Whistleblower Protections for Drivers and Employees

If you work for the trucking company you want to report, federal law protects you from retaliation. The Surface Transportation Assistance Act prohibits a motor carrier from firing, disciplining, or discriminating against an employee who reports safety violations, refuses to operate a vehicle that violates federal safety regulations, or files a complaint with the FMCSA. Complaints about employer retaliation must be filed within 180 days of the adverse action.

The FMCSA also has built-in protections for complainants. When you file a substantial-violation complaint, the agency will not disclose your identity unless disclosure is necessary to prosecute a violation. If disclosure becomes necessary, the division administrator is required to take practical steps to ensure you are not subjected to coercion, harassment, intimidation, disciplinary action, discrimination, or financial loss.4eCFR. 49 CFR 386.12 – Complaints

What Happens After You File

After submitting your complaint, you’ll receive a confirmation letter from the FMCSA with a case reference. What happens next depends on the type and severity of your complaint.

For substantial safety violations, the FMCSA division administrator reviews whether the complaint is non-frivolous and meets the regulatory requirements. If it does, the agency investigates and notifies you of its findings. If the complaint is deemed frivolous or incomplete, the agency dismisses it and sends you a written explanation.4eCFR. 49 CFR 386.12 – Complaints The agency does not conduct separate investigations for duplicate complaints about the same incident, so coordination with other witnesses who may file matters.

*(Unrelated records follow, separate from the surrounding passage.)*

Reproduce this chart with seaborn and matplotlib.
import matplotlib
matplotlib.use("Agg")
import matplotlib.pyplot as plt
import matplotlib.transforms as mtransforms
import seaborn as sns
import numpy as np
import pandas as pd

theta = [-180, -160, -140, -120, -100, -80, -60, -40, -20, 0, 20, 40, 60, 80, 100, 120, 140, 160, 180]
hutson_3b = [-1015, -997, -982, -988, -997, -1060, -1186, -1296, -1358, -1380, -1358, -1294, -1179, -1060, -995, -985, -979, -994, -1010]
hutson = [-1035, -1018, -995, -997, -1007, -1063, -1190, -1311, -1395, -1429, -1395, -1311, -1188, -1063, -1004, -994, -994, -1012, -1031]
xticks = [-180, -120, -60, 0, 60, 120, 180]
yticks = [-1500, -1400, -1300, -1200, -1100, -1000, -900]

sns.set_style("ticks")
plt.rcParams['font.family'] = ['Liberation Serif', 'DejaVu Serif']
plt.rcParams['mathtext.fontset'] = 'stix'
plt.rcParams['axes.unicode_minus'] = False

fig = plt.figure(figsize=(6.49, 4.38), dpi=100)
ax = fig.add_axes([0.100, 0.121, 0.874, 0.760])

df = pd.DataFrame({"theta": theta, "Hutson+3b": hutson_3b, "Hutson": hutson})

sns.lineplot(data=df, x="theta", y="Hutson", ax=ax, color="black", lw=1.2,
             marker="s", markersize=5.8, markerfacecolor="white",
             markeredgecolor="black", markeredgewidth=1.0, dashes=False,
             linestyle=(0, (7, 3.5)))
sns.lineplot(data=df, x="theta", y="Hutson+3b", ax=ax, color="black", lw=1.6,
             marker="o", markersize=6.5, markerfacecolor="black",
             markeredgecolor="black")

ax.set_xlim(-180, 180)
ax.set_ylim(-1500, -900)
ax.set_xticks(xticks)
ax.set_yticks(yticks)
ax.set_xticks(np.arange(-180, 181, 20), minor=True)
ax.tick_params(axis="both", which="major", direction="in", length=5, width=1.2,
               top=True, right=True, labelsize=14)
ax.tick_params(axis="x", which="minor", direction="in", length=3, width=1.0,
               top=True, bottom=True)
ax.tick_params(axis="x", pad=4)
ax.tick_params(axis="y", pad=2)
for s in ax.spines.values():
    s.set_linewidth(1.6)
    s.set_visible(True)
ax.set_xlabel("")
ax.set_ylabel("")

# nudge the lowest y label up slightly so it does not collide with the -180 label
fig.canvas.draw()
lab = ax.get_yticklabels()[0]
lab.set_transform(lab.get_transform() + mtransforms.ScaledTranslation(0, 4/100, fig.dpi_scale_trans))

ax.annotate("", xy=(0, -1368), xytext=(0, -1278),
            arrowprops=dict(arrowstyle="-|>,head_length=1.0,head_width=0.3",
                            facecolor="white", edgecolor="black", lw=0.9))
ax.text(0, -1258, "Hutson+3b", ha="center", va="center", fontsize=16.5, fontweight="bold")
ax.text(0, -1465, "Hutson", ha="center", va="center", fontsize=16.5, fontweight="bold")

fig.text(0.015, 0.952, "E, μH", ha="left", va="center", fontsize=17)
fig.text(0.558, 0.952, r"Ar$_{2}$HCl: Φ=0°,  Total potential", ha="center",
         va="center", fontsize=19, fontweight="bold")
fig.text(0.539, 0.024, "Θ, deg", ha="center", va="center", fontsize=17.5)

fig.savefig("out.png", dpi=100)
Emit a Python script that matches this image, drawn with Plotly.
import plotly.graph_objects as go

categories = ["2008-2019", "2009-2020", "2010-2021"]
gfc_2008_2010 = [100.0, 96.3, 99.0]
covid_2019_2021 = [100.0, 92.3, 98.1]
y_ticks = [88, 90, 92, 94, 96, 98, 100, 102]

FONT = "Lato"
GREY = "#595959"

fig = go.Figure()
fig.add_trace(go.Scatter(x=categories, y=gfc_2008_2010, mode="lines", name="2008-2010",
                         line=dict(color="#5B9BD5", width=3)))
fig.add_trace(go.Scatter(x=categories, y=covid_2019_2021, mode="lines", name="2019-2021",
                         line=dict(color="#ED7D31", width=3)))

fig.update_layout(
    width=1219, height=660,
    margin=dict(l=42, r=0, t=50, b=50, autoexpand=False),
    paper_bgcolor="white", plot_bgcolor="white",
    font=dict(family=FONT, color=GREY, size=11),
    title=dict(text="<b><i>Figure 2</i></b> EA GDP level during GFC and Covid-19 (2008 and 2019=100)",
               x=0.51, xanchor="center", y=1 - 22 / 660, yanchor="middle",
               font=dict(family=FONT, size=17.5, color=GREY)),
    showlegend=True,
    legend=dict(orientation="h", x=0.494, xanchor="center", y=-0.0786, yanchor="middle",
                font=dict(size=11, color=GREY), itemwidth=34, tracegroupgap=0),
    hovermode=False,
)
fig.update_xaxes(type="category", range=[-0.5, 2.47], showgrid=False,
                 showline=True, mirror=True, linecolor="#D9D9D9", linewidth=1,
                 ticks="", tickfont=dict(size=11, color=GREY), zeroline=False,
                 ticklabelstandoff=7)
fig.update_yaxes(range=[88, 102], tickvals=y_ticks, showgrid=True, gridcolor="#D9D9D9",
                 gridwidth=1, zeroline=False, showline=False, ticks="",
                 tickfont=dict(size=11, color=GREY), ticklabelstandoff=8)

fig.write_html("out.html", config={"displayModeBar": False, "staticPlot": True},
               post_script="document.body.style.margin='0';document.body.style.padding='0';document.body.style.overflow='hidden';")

For household goods and service complaints, the FMCSA maintains the complaint in the company’s file as part of its record. If the agency decides to take enforcement action against the company, you may be contacted for additional information and documentation.9Federal Motor Carrier Safety Administration. File a Moving Fraud Complaint Even complaints that don’t trigger immediate enforcement action contribute to the carrier’s overall profile and can influence future compliance reviews.

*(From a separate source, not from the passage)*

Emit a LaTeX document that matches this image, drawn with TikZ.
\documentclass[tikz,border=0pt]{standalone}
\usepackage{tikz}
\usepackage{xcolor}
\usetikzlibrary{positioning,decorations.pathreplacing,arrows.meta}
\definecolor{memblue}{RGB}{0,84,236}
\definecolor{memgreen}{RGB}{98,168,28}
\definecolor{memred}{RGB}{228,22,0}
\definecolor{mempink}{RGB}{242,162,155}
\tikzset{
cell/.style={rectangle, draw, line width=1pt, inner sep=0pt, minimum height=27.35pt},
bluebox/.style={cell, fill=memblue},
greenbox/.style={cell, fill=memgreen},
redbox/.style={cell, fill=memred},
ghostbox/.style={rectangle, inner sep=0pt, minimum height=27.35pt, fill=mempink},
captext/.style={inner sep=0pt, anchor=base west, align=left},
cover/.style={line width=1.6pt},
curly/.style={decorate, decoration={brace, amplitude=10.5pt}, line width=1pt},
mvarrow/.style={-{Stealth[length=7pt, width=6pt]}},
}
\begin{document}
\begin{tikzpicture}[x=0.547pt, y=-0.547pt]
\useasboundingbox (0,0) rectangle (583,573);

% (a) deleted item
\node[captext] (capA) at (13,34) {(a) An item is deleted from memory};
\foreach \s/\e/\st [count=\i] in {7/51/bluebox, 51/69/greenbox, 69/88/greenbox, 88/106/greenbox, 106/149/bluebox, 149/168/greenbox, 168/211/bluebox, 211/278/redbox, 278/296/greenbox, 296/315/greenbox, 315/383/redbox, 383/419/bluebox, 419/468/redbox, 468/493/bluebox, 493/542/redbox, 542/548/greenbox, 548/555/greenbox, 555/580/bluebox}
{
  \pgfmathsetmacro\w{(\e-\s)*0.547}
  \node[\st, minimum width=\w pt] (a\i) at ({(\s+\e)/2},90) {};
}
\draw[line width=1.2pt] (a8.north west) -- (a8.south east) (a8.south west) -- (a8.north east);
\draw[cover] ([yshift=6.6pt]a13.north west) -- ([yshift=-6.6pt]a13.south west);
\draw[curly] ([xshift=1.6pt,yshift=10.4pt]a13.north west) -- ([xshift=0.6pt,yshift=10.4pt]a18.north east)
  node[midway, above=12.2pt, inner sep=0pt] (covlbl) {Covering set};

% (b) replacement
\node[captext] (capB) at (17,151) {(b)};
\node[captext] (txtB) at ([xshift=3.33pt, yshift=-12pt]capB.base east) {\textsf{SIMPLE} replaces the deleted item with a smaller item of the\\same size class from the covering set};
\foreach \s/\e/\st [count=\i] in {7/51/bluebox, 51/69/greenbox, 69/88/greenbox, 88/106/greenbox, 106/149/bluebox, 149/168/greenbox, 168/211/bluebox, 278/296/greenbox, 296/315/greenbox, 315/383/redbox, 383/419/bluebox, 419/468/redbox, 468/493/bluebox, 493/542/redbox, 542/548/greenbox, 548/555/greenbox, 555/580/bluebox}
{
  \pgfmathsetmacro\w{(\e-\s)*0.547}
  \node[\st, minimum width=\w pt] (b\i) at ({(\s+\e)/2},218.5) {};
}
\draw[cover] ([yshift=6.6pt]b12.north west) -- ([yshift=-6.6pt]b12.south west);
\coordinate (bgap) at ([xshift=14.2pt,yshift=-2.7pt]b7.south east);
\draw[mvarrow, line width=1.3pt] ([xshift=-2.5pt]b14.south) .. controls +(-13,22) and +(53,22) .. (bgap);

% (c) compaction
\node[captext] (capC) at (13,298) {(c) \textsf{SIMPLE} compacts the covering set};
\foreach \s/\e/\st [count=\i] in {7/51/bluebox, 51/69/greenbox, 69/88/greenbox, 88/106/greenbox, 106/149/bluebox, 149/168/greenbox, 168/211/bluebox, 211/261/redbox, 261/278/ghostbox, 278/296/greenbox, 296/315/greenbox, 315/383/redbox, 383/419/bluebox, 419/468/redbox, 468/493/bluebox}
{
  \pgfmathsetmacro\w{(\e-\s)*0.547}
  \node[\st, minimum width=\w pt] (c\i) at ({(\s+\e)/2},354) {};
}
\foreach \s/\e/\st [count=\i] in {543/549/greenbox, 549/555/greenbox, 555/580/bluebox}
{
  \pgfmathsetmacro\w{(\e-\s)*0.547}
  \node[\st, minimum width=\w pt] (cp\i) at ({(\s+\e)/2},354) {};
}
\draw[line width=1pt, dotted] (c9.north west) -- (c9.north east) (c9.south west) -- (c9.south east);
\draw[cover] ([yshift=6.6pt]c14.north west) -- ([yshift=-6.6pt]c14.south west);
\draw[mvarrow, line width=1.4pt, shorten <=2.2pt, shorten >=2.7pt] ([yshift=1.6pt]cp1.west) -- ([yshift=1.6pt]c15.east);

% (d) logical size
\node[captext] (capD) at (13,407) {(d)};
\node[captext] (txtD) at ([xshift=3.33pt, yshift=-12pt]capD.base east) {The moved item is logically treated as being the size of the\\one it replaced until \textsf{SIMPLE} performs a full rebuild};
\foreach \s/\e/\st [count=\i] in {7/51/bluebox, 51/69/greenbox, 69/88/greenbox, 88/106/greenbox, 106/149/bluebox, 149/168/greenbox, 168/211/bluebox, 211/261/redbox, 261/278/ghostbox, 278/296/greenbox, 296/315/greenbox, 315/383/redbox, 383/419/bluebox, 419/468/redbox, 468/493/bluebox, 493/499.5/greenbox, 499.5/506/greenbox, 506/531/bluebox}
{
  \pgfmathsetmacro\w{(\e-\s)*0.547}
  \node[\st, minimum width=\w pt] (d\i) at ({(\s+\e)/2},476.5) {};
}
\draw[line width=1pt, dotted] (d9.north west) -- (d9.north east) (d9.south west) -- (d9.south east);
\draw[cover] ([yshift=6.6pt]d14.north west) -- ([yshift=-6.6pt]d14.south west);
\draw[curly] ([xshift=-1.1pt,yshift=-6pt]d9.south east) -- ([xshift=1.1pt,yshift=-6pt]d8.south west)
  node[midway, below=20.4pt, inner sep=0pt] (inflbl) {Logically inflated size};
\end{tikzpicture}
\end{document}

Possible outcomes include fines or civil penalties, an order requiring corrective action, a downgraded safety rating, or case closure if no violation is found. Investigations can take anywhere from a few weeks to several months depending on complexity.

When a Complaint Is Not Enough

Filing an FMCSA complaint is a regulatory action, not a legal claim for money. If a trucking company’s negligence caused you personal injury, property damage, or significant financial loss, the complaint process does not get you compensated. You would need to pursue a separate civil claim against the carrier, either through the carrier’s insurance, small claims court for smaller amounts (limits vary by state but typically range from $8,000 to $20,000), or a personal injury or property damage lawsuit for larger losses.

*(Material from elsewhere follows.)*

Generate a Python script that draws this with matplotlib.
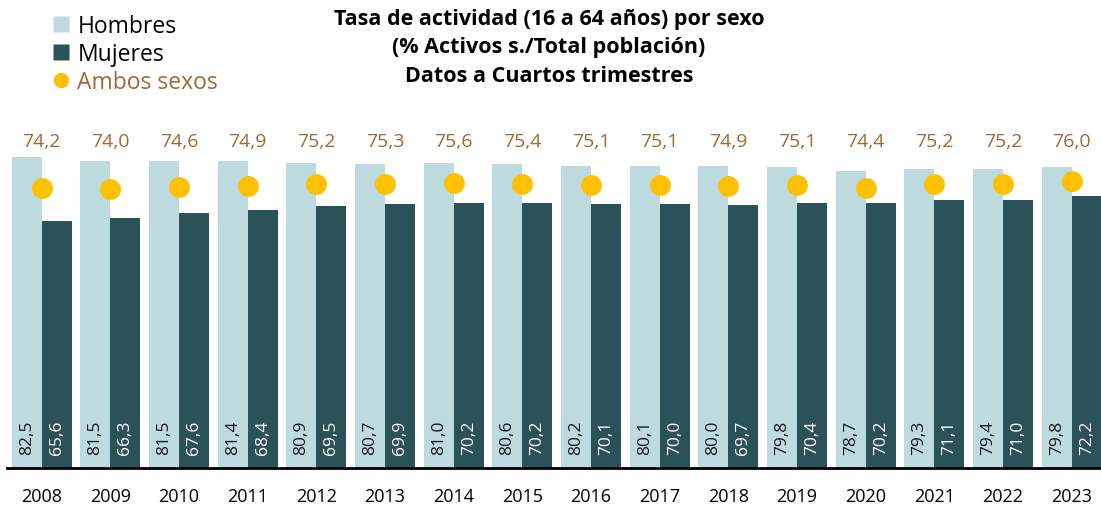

The two processes are not mutually exclusive. Filing the FMCSA complaint creates a regulatory record that can support a civil case, and pursuing a lawsuit doesn’t prevent or replace the complaint. If you were injured in a crash with a commercial truck, consult a personal injury attorney while also filing the FMCSA complaint. The regulatory and legal tracks run in parallel, and the evidence you gather serves both.